#### EXERCISE DIRECTIONS
Retype, word for word, the lines from the first line of the entries through the line that holds "uv_fit = (-0.8543, 65.477, 0.7058)"; leave out the pictures.

#### RECORD LIST
## START

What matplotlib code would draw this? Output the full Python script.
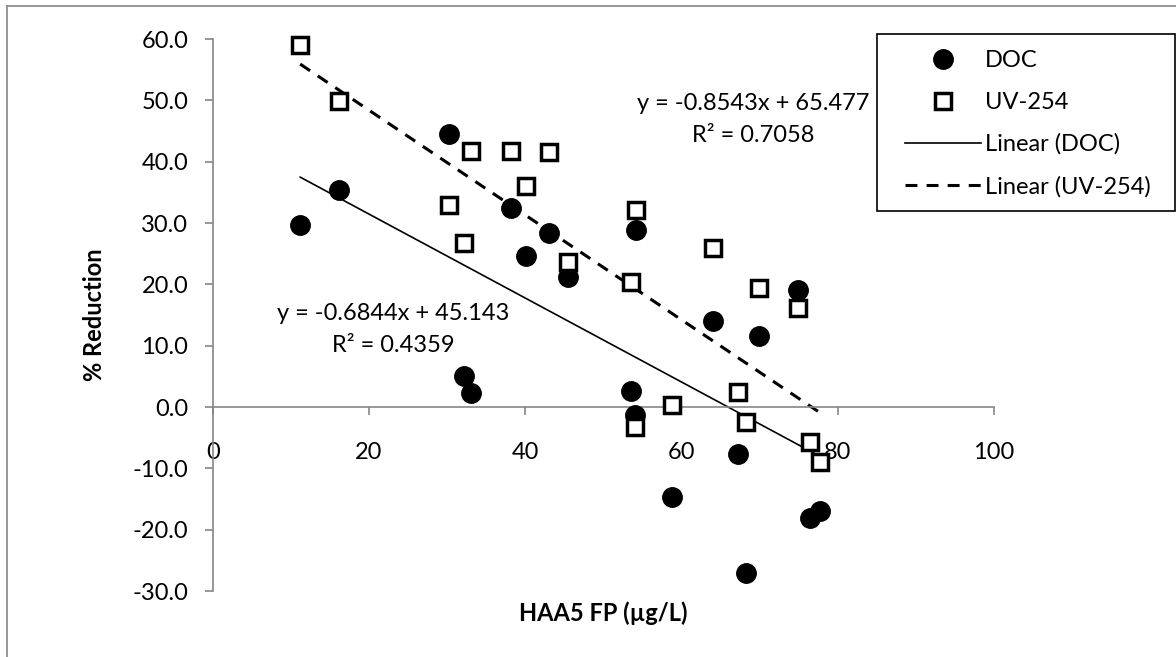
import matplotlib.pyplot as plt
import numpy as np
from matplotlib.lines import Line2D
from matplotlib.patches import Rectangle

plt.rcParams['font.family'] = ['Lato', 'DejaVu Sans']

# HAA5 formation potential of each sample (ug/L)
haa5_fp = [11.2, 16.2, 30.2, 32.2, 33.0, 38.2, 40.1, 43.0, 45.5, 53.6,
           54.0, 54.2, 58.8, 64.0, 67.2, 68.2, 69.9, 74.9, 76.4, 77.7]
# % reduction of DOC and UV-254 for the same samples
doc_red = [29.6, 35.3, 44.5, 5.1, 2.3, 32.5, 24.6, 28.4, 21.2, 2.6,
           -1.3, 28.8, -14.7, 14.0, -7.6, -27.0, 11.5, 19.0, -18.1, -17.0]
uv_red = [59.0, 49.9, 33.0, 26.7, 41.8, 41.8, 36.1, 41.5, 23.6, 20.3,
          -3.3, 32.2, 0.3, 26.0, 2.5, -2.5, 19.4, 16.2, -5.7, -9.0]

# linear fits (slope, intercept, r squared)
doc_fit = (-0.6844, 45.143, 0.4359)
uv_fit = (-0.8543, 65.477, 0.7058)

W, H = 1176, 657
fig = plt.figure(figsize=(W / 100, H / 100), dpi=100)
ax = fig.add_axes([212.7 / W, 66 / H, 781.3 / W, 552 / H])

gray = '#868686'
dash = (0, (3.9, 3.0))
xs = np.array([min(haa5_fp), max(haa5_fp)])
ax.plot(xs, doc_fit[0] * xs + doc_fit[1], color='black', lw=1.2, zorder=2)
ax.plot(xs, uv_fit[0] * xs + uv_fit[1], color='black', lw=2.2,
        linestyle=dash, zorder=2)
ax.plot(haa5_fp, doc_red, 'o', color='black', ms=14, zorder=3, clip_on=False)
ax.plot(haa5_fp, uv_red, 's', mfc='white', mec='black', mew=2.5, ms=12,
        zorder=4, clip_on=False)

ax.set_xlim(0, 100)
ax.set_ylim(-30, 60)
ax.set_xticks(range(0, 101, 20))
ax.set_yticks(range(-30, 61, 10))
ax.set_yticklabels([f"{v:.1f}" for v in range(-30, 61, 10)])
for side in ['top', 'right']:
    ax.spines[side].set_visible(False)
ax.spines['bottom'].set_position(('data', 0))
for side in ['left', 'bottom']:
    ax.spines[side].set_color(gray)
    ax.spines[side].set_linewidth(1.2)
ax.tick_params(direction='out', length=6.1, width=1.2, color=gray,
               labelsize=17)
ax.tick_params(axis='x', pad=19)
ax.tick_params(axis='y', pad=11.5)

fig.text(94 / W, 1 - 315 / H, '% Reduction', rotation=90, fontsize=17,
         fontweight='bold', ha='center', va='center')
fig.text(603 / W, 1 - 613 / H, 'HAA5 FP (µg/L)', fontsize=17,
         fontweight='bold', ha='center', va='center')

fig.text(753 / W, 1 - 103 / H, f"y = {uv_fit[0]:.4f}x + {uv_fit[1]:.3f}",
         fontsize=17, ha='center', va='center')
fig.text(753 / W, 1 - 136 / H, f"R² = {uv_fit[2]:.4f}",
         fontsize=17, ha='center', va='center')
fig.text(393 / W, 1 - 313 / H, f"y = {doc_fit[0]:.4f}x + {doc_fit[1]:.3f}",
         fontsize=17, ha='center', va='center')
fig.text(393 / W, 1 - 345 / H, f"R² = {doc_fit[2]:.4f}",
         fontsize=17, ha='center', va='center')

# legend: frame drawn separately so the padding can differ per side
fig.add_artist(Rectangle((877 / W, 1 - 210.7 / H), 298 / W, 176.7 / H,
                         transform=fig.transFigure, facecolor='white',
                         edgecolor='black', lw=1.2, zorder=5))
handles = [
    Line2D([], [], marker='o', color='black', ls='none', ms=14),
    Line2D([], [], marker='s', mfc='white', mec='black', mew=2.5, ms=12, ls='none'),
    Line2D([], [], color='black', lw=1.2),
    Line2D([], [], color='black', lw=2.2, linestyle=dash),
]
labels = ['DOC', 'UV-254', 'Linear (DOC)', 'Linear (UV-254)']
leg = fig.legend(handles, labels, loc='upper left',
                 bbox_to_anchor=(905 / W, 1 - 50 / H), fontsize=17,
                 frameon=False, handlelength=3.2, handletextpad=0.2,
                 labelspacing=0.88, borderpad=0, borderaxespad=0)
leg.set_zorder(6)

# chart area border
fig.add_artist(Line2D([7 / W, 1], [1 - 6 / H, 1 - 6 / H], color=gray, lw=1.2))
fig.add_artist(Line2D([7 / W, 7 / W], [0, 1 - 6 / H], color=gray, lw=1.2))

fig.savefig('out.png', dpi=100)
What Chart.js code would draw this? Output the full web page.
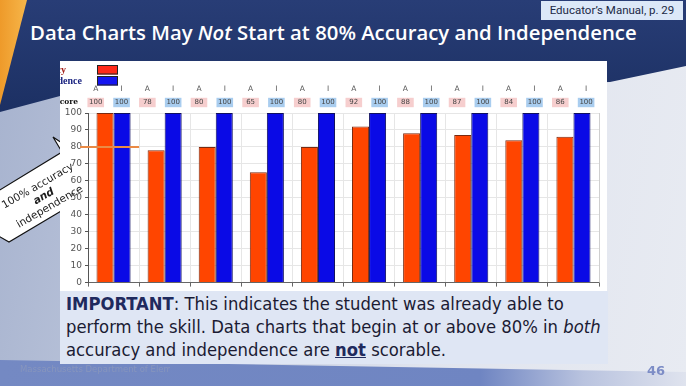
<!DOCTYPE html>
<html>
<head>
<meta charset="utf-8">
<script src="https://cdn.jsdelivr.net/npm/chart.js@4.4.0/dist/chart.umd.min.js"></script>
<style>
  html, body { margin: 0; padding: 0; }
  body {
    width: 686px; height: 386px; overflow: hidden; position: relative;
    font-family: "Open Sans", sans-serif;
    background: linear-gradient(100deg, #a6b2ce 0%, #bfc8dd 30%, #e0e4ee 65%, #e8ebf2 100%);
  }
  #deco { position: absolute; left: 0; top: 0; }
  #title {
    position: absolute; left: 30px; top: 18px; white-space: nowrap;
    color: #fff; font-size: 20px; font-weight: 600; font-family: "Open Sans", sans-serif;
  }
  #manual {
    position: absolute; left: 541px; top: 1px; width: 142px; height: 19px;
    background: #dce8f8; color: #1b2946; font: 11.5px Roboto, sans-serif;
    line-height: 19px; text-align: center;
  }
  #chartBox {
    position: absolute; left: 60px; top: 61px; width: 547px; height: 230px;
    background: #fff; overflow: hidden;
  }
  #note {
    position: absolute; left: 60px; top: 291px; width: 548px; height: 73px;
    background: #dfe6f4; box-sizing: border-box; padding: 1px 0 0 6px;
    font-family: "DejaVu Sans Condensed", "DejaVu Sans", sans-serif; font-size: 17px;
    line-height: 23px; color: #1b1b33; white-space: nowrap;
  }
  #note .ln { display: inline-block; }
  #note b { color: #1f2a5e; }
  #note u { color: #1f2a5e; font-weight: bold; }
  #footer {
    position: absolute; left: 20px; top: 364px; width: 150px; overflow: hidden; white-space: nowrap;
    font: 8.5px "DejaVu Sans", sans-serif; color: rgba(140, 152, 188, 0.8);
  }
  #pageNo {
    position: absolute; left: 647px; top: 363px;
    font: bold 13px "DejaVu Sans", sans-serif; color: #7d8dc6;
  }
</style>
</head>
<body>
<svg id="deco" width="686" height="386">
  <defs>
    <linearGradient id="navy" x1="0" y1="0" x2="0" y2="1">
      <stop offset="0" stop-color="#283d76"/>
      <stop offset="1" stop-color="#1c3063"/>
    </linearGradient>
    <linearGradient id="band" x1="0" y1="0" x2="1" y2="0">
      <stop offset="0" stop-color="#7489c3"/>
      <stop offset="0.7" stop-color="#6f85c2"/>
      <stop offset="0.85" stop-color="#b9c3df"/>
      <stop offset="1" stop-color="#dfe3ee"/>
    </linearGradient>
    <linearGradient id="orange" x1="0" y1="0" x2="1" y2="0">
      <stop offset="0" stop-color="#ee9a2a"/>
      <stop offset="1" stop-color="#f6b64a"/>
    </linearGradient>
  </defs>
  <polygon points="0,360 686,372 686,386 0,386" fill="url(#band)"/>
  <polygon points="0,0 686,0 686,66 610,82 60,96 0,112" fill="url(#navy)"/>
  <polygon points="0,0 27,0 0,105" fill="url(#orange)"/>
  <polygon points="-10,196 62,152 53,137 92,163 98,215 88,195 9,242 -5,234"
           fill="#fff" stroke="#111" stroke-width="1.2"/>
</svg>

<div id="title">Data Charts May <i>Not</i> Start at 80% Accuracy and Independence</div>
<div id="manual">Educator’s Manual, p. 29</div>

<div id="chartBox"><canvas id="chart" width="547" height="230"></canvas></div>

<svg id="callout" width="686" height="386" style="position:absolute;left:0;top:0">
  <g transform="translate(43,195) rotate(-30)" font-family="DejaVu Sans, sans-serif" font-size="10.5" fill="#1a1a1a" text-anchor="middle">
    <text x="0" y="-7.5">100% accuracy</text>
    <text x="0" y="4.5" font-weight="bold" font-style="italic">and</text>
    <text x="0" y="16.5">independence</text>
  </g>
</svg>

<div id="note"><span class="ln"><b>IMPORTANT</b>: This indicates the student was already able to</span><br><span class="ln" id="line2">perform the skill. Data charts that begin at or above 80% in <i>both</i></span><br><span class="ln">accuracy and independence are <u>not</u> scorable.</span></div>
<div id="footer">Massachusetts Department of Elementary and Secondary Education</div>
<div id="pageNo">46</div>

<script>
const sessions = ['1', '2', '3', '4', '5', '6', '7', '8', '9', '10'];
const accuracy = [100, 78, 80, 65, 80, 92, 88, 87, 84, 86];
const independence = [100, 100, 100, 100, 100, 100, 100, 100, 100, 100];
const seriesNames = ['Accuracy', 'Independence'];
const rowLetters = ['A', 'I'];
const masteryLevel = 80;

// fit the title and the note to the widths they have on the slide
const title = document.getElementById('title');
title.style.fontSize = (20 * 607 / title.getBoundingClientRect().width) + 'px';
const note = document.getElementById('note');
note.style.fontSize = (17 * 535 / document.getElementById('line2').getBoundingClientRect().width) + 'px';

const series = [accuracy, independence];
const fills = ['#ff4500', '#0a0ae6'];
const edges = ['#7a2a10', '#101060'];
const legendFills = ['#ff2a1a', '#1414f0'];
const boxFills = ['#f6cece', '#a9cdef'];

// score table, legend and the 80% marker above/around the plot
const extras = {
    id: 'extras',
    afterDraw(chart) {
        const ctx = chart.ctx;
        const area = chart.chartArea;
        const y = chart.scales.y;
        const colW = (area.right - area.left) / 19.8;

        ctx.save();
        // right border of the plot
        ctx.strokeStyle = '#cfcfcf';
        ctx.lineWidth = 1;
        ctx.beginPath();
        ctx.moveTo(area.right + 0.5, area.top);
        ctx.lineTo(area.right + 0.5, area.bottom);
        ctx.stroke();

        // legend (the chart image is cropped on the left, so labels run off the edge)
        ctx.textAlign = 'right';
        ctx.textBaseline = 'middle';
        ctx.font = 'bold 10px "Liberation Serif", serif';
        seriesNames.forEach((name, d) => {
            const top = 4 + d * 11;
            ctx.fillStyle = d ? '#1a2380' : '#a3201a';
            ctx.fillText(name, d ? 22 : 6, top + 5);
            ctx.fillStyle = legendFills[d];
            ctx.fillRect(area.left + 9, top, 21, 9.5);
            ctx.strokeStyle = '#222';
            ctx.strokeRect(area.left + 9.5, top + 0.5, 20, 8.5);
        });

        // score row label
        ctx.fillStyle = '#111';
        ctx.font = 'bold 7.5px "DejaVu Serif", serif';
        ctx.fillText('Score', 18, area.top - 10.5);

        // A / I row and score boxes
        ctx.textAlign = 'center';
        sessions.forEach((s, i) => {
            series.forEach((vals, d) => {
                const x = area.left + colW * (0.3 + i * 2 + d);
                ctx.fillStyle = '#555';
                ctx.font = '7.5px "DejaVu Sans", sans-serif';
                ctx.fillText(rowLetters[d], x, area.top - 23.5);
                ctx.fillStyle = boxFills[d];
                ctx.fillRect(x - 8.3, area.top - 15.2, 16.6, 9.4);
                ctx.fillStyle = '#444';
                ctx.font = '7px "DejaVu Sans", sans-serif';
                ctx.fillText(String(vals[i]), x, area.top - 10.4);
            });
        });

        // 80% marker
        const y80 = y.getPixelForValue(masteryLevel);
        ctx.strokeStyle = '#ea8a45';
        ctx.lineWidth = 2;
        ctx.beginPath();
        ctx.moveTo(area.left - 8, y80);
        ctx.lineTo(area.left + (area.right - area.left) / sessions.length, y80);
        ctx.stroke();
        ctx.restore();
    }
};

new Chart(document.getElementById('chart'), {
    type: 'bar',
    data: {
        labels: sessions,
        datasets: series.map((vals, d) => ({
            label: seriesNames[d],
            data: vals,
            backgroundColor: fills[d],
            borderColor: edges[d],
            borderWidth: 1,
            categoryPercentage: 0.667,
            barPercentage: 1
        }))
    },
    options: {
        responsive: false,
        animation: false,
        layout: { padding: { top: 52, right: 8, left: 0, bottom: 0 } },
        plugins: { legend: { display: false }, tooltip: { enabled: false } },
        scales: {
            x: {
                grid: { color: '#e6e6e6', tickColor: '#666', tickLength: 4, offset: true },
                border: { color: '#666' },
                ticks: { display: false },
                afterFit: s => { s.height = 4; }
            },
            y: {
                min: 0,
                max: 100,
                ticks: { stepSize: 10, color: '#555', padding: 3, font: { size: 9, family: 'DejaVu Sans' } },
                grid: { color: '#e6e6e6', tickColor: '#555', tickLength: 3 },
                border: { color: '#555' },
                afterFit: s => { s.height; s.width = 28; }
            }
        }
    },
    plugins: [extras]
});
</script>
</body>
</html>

## END

#### FINISHED TASK
What matplotlib code would draw this? Output the full Python script.
import matplotlib.pyplot as plt
import numpy as np
from matplotlib.lines import Line2D
from matplotlib.patches import Rectangle

plt.rcParams['font.family'] = ['Lato', 'DejaVu Sans']

# HAA5 formation potential of each sample (ug/L)
haa5_fp = [11.2, 16.2, 30.2, 32.2, 33.0, 38.2, 40.1, 43.0, 45.5, 53.6,
           54.0, 54.2, 58.8, 64.0, 67.2, 68.2, 69.9, 74.9, 76.4, 77.7]
# % reduction of DOC and UV-254 for the same samples
doc_red = [29.6, 35.3, 44.5, 5.1, 2.3, 32.5, 24.6, 28.4, 21.2, 2.6,
           -1.3, 28.8, -14.7, 14.0, -7.6, -27.0, 11.5, 19.0, -18.1, -17.0]
uv_red = [59.0, 49.9, 33.0, 26.7, 41.8, 41.8, 36.1, 41.5, 23.6, 20.3,
          -3.3, 32.2, 0.3, 26.0, 2.5, -2.5, 19.4, 16.2, -5.7, -9.0]

# linear fits (slope, intercept, r squared)
doc_fit = (-0.6844, 45.143, 0.4359)
uv_fit = (-0.8543, 65.477, 0.7058)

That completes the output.